The conversation roamed all over the world—from Block Is
land to Rabaul; from the River Plate to the Red Sea. While the soup was being served, Rear Admiral Edelstein, the Chief-of-Staff, apparently as well qualified for the diplomatic service as for the fighting line, asked the C.-in-C. whether he had ever read a book by me, “On the Bottom,” relating to the raising of the American submarine, S-51, sixteen years before. But despite the obvious diplomacy of this opening remark, he came to grief with his question.
Admiral Harwood, whom I had found very human and very unaffected, also proved himself very honest. He confessed he had never heard of “On the Bottom,” a terrible statement to make regarding any book in the presence of its author.
“My word, Admiral!” exclaimed the Chief-of-Staff. “You simply must read Ellsberg’s ‘On the Bottom.’ It’s one of the most thrilling books I ever read; a real classic of the sea! All the London critics so acclaimed it when it came out!”
Admiral Harwood promised that in between battles he’d get himself a copy and read it.
Then the admiral steered the conversation down the Red Sea, praising wholeheartedly what he called my remarkable achievements in getting the Naval Base there going, in raising the Italian dry dock and the Liebenfels, and in putting his supply fleet in some decent shape for efficient action, all of which aid he highly appreciated. While he had to confess he’d never heard of my book, my reputation in salvage he well knew of before and he was deeply gratified to see it so much enhanced by my performance at Massawa.

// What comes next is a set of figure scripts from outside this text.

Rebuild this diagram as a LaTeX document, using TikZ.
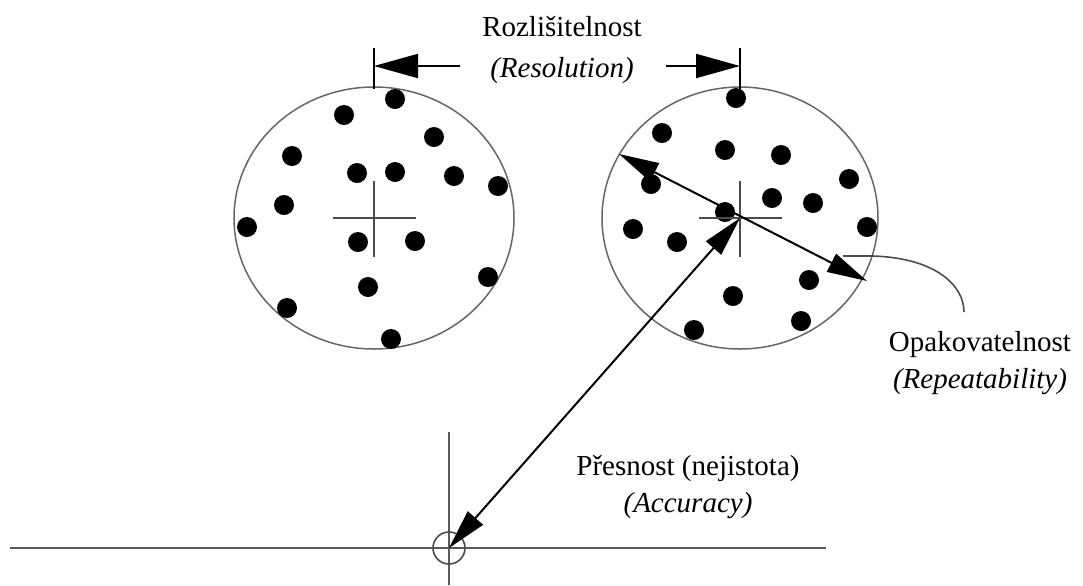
\documentclass[tikz,border=0pt]{standalone}
\usepackage{fontspec}
\setmainfont{Liberation Serif}
\usetikzlibrary{arrows.meta}

\begin{document}
\begin{tikzpicture}[x=0.5pt,y=-0.5pt,
 lbl/.style={font=\fontsize{14.5}{18.5}\selectfont,inner sep=0pt,align=center},
 rim/.style={draw=black!60,line width=0.75pt},
 hair/.style={draw=black!70,line width=0.8pt},
 axis/.style={draw=black!65,line width=0.9pt},
 dot/.style={fill=black},
 dim/.style={-{Triangle[length=22pt,width=12pt]},line width=1pt},
 meas/.style={{Triangle[length=20pt,width=10pt]}-{Triangle[length=20pt,width=10pt]},line width=1pt}]
\useasboundingbox (0,0) rectangle (1083,585);
\coordinate (cL) at (374,218);
\coordinate (cR) at (740,218);
\coordinate (org) at (449,548);
% target circles with hits
\draw[rim] (cL) ellipse [x radius=140, y radius=131];
\draw[rim] (cR) ellipse [x radius=138, y radius=131];
\foreach \p in {(395,99),(344,115),(434,137),(292,156),(357,173),(395,172),(454,176),(498,186),
 (284,205),(247,227),(358,242),(415,241),(488,277),(368,287),(287,308),(391,339)}
 \fill[dot] \p circle [radius=10];
\foreach \p in {(736,98),(662,133),(725,150),(781,155),(849,179),(651,184),(772,198),(813,203),
 (725,212),(867,227),(633,229),(677,242),(809,280),(733,296),(801,321),(694,330)}
 \fill[dot] \p circle [radius=10];
\draw[hair] (cL) ++(-41,0) -- ++(83,0) (cL) ++(0,-37) -- ++(0,76);
\draw[hair] (cR) ++(-41,0) -- ++(83,0) (cR) ++(0,-37) -- ++(0,76);
% resolution
\coordinate (tL) at (374,48);
\coordinate (bL) at (374,89);
\coordinate (tR) at (740,48);
\coordinate (bR) at (740,89);
\coordinate (dL) at (374,66);
\coordinate (dR) at (740,66);
\coordinate (sL) at (460,66);
\coordinate (sR) at (666,66);
\draw[line width=1pt] (tL) -- (bL);
\draw[line width=1pt] (tR) -- (bR);
\draw[dim] (sL) -- (dL);
\draw[dim] (sR) -- (dR);
\node[lbl,font=\fontsize{14.5}{20.5}\selectfont] (res) at (562,50) {Rozlišitelnost\\\textit{(Resolution)}};
% repeatability
\coordinate (rA) at (619,154);
\coordinate (rB) at (867,281);
\draw[meas] (rA) -- (rB);
\coordinate (rp) at (843,256);
\coordinate (rq) at (964,312);
\draw[hair] (rp) -- (873,256) .. controls (935,258) and (964,285) .. (rq);
\node[lbl] (rep) at (980,363) {Opakovatelnost\\\textit{(Repeatability)}};
% accuracy
\coordinate (axL) at (10,548);
\coordinate (axR) at (826,548);
\coordinate (axT) at (449,432);
\coordinate (axB) at (449,585);
\draw[axis] (axL) -- (axR);
\draw[axis] (axT) -- (axB);
\draw[hair] (org) circle [radius=16];
\draw[meas] (cR) -- (org);
\node[lbl] (acc) at (688,487) {Přesnost (nejistota)\\\textit{(Accuracy)}};
\end{tikzpicture}
\end{document}
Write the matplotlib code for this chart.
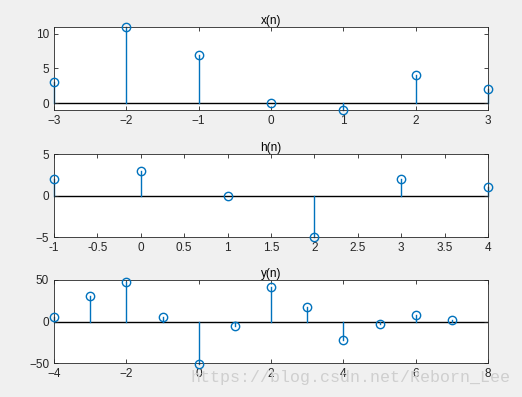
import matplotlib
matplotlib.use("Agg")
import matplotlib.pyplot as plt
import numpy as np

# signal values
nx = [-3, -2, -1, 0, 1, 2, 3]
x = [3, 11, 7, 0, -1, 4, 2]
nh = [-1, 0, 1, 2, 3, 4]
h = [2, 3, 0, -5, 2, 1]
ny = [-4, -3, -2, -1, 0, 1, 2, 3, 4, 5, 6, 7]
y = [6, 31, 47, 6, -51, -5, 41, 18, -22, -3, 8, 2]

plt.rcParams['font.family'] = ['Liberation Sans', 'DejaVu Sans']
blue = '#0072BD'
dark = '#262626'

fig = plt.figure(figsize=(5.22, 3.97), dpi=100, facecolor='#f0f0f0')
W, H = 522, 397
boxes = [(54, 27, 488, 110), (54, 154, 488, 237), (54, 280, 488, 363)]
axs = [fig.add_axes([l / W, 1 - b / H, (r - l) / W, (b - t) / H]) for (l, t, r, b) in boxes]

def stemplot(ax, n, v, title, xlim, ylim, xticks, yticks, xlabels=None):
    ax.axhline(0, color='black', lw=1, zorder=1)
    for xi, vi in zip(n, v):
        ax.plot([xi, xi], [0, vi], color=blue, lw=1, zorder=2, clip_on=False)
    ax.plot(n, v, 'o', mfc='none', mec=blue, ms=6, mew=1, zorder=3, clip_on=False)
    ax.set_xlim(*xlim)
    ax.set_ylim(*ylim)
    ax.set_xticks(xticks)
    if xlabels is not None:
        ax.set_xticklabels(xlabels)
    ax.set_yticks(yticks)
    ax.set_title(title, fontsize=8.5, color='black', pad=2)
    ax.tick_params(direction='in', top=True, right=True, labelsize=8.5,
                   colors=dark, length=3, width=0.6)
    for s in ax.spines.values():
        s.set_color(dark)
        s.set_linewidth(0.6)

stemplot(axs[0], nx, x, 'x(n)', (-3, 3), (-1, 11), nx, [0, 5, 10])
ht = np.arange(-1, 4.01, 0.5)
stemplot(axs[1], nh, h, 'h(n)', (-1, 4), (-5, 5), ht, [-5, 0, 5],
         ['%g' % t for t in ht])
stemplot(axs[2], ny, y, 'y(n)', (-4, 8), (-50, 50), [-4, -2, 0, 2, 4, 6, 8], [-50, 0, 50])

fig.text(510 / W, 1 - 382 / H, 'https://blog.csdn.net/Reborn_Lee', ha='right', va='baseline',
         fontsize=12, color='#cfcfcf', family=['Liberation Mono'])

fig.savefig('out.png', dpi=100, facecolor=fig.get_facecolor())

“Tit for tat, old man,” I thought to myself, so I told him that for three years I had glowed inwardly over his remarkable performance at the battle off the River Plate, even going so far at the time as to write a special article in an American seagoing journal calling attention to it as not only a brilliant victory, but as one unique in the tactics which had brought victory to the side to which no naval “expert” would have given the slightest chance. Now that I had the opportunity to tell him of my admiration in person, I wasn’t going to pass it up.